Fanning began his filmmaking career as a young journalist in South Africa. He came to the United States in 1973 and began producing and directing documentaries for KOCE, a public television station in California. In 1977, he came to WGBH Boston to start the international documentary series “World.”

In 1982, Fanning developed “Frontline.” Its signature has been to combine good reporting with good filmmaking. In 2010, after 27 seasons and more than 530 films, “Frontline” is currently America’s longest-running investigative documentary series on television and has won every major award for broadcast journalism.

In 2001, Fanning’s determination to bring more foreign stories to American audiences led to the creation of “Frontline/World,” a television magazine-style series of programs designed to encourage a new, younger generation of producers and reporters. The emphasis has been on bringing a largely unreported world to viewers through a series of journeys and encounters. Fanning has said that he sees it as a prototype for the future, and a place to build a community of enterprising journalists.

With Fanning’s encouragement, one the singular achievements of “Frontline” has been its embrace of the Internet.
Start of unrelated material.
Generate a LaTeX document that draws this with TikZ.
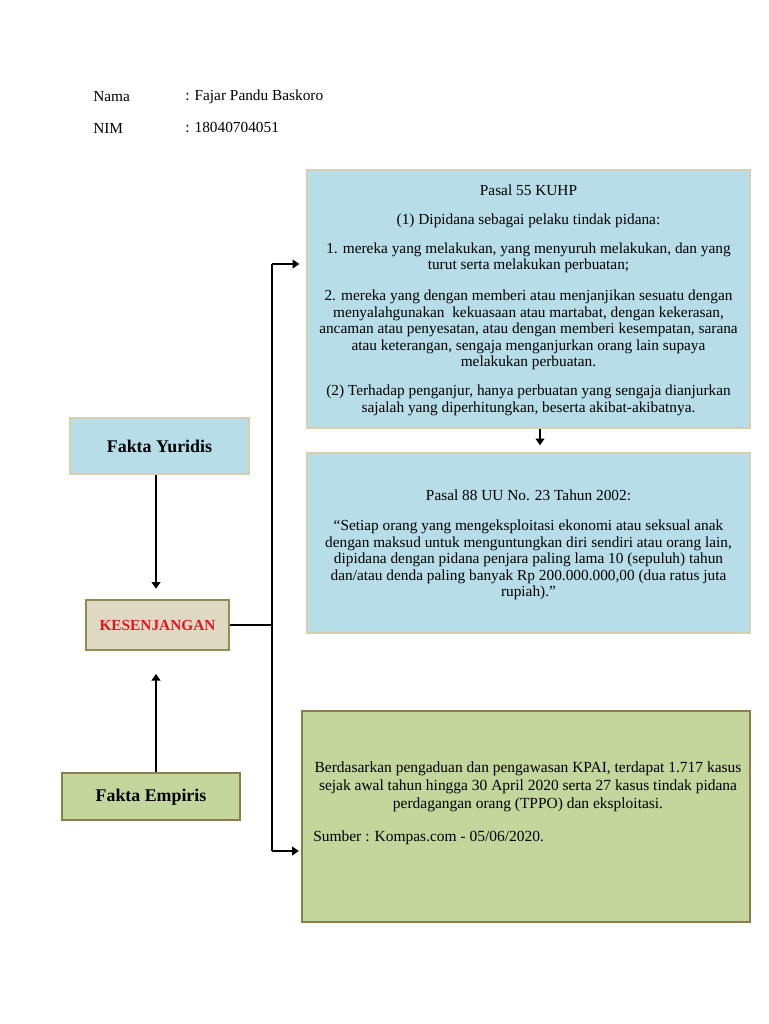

Starting in 1995, the show put interviews, documents, and additional editorial materials on the Web, and the series created some of the first deep-content editorial Web sites in history. “Frontline” made its journalism transparent and had a major influence on the nature and content of the show’s broadcast journalism. In 2010, more than 85 hours of full-length documentaries are streamed on the series Web site, which receives 55 million page views annually.